WORK INSTRUCTIONS:
Output exactly the lines that run from the line containing "Emit a LaTeX" through the line containing "(0,0) rectangle (1561,1082);", with both ends included.

GIVEN RECORDS:

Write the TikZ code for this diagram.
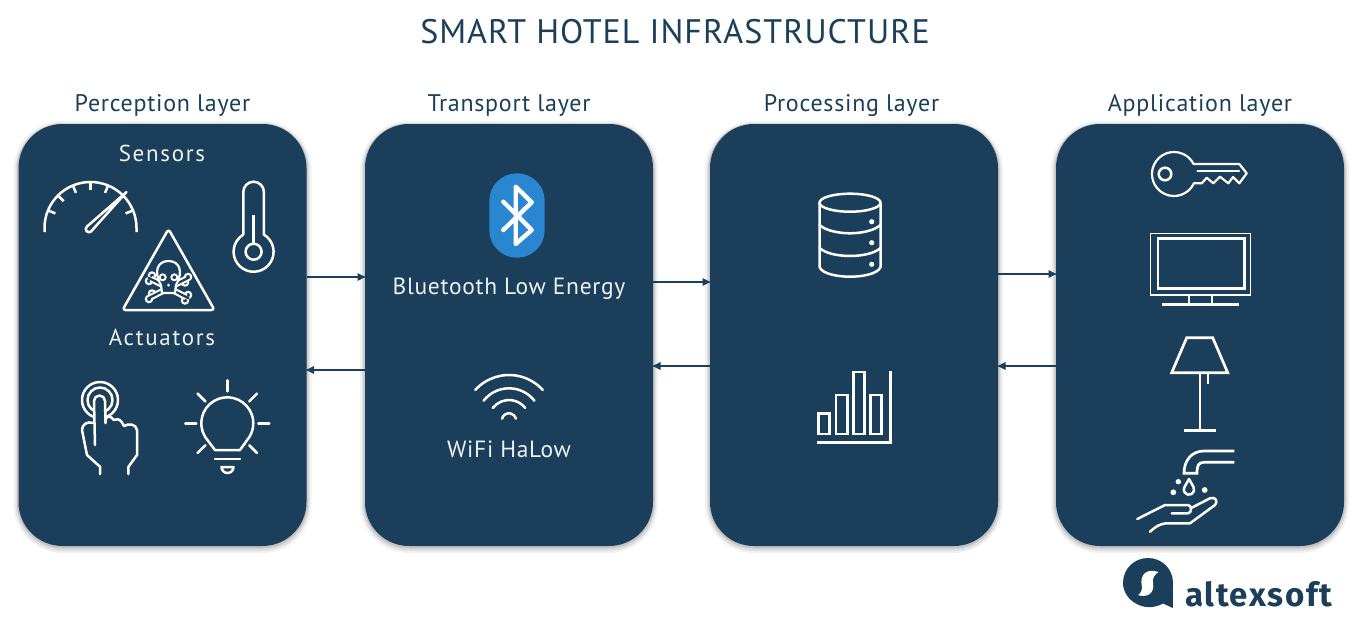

...

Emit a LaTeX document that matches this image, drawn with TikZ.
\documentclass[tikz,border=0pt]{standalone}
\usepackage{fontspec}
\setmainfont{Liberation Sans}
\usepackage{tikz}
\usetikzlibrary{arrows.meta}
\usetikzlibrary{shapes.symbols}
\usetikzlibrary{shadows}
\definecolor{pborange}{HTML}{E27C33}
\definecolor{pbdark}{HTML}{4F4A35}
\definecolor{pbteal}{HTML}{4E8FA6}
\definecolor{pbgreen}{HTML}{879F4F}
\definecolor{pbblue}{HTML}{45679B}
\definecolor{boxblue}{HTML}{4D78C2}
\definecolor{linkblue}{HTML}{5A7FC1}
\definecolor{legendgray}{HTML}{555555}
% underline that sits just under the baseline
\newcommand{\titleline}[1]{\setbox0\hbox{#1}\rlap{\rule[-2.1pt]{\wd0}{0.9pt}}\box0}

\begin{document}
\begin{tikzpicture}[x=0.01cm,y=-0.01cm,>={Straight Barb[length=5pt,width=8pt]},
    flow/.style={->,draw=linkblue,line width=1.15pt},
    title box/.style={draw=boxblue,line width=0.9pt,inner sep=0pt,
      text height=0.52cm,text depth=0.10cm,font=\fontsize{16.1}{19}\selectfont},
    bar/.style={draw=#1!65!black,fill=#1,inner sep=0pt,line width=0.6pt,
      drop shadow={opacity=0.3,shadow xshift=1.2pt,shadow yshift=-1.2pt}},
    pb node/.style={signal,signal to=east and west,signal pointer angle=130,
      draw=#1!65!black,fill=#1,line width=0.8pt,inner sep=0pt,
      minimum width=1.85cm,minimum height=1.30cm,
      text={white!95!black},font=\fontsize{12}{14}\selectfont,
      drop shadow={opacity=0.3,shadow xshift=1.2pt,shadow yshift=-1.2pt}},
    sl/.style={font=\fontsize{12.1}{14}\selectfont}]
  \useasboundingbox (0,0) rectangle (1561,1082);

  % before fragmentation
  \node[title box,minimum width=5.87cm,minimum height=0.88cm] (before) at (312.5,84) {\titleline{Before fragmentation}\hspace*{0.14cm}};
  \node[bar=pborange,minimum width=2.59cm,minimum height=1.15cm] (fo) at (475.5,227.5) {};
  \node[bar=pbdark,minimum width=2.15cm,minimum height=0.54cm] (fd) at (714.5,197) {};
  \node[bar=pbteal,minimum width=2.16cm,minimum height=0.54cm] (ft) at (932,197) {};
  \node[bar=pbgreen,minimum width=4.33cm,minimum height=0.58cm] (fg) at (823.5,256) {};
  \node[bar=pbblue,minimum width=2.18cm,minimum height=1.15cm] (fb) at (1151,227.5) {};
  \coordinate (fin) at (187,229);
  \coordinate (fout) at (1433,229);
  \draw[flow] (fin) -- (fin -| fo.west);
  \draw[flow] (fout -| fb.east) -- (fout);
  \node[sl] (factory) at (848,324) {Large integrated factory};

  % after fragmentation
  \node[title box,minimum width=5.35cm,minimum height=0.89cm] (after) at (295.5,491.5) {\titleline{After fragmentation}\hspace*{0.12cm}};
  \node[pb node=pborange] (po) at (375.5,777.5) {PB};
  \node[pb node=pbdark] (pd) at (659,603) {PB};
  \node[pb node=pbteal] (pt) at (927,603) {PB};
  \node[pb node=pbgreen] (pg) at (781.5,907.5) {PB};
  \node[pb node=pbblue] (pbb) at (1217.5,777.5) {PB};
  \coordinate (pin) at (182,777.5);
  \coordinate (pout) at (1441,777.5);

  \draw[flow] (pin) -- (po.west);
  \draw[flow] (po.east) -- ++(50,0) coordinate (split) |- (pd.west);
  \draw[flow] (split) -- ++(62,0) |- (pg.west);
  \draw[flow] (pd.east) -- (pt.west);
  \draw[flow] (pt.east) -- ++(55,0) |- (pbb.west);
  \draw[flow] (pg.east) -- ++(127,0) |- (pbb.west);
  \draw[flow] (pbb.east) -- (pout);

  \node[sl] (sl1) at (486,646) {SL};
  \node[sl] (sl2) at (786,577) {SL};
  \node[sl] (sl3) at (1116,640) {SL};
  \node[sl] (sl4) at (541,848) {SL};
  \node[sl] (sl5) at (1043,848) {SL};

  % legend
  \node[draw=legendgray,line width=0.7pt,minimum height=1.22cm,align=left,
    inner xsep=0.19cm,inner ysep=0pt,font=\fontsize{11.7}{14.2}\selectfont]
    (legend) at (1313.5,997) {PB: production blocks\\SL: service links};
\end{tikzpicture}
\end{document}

...

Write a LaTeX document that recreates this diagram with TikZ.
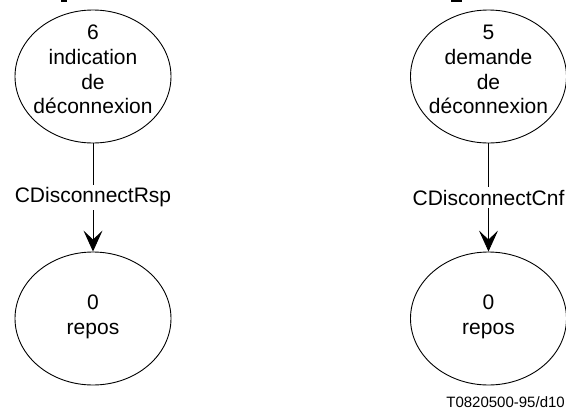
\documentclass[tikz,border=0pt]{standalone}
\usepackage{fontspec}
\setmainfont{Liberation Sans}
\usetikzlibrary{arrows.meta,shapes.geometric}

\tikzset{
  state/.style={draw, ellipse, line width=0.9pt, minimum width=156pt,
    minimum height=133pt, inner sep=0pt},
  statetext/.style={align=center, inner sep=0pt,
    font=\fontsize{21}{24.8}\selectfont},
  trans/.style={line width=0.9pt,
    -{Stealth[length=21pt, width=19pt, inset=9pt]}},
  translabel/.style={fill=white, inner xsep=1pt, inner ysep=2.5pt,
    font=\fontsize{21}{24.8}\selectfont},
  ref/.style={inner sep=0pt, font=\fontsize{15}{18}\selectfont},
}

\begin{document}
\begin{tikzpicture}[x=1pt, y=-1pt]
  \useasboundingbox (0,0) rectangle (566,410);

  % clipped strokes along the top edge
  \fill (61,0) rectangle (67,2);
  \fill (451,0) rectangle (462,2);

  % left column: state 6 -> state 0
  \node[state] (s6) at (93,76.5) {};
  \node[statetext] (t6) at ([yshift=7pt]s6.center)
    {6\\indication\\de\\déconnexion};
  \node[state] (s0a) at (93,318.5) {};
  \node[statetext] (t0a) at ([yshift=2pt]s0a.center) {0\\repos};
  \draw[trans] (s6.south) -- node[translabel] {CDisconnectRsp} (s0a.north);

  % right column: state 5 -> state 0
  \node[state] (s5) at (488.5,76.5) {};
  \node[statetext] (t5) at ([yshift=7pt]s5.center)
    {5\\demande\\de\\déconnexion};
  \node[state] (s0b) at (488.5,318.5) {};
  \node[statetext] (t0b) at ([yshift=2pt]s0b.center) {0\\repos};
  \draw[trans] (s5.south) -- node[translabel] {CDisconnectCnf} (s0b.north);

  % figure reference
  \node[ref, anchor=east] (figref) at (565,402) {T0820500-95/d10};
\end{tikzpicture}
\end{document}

COMPLETE OUTPUT:
Emit a LaTeX document that matches this image, drawn with TikZ.
\documentclass[tikz,border=0pt]{standalone}
\usepackage{fontspec}
\setmainfont{Liberation Sans}
\usepackage{tikz}
\usetikzlibrary{arrows.meta}
\usetikzlibrary{shapes.symbols}
\usetikzlibrary{shadows}
\definecolor{pborange}{HTML}{E27C33}
\definecolor{pbdark}{HTML}{4F4A35}
\definecolor{pbteal}{HTML}{4E8FA6}
\definecolor{pbgreen}{HTML}{879F4F}
\definecolor{pbblue}{HTML}{45679B}
\definecolor{boxblue}{HTML}{4D78C2}
\definecolor{linkblue}{HTML}{5A7FC1}
\definecolor{legendgray}{HTML}{555555}
% underline that sits just under the baseline
\newcommand{\titleline}[1]{\setbox0\hbox{#1}\rlap{\rule[-2.1pt]{\wd0}{0.9pt}}\box0}

\begin{document}
\begin{tikzpicture}[x=0.01cm,y=-0.01cm,>={Straight Barb[length=5pt,width=8pt]},
    flow/.style={->,draw=linkblue,line width=1.15pt},
    title box/.style={draw=boxblue,line width=0.9pt,inner sep=0pt,
      text height=0.52cm,text depth=0.10cm,font=\fontsize{16.1}{19}\selectfont},
    bar/.style={draw=#1!65!black,fill=#1,inner sep=0pt,line width=0.6pt,
      drop shadow={opacity=0.3,shadow xshift=1.2pt,shadow yshift=-1.2pt}},
    pb node/.style={signal,signal to=east and west,signal pointer angle=130,
      draw=#1!65!black,fill=#1,line width=0.8pt,inner sep=0pt,
      minimum width=1.85cm,minimum height=1.30cm,
      text={white!95!black},font=\fontsize{12}{14}\selectfont,
      drop shadow={opacity=0.3,shadow xshift=1.2pt,shadow yshift=-1.2pt}},
    sl/.style={font=\fontsize{12.1}{14}\selectfont}]
  \useasboundingbox (0,0) rectangle (1561,1082);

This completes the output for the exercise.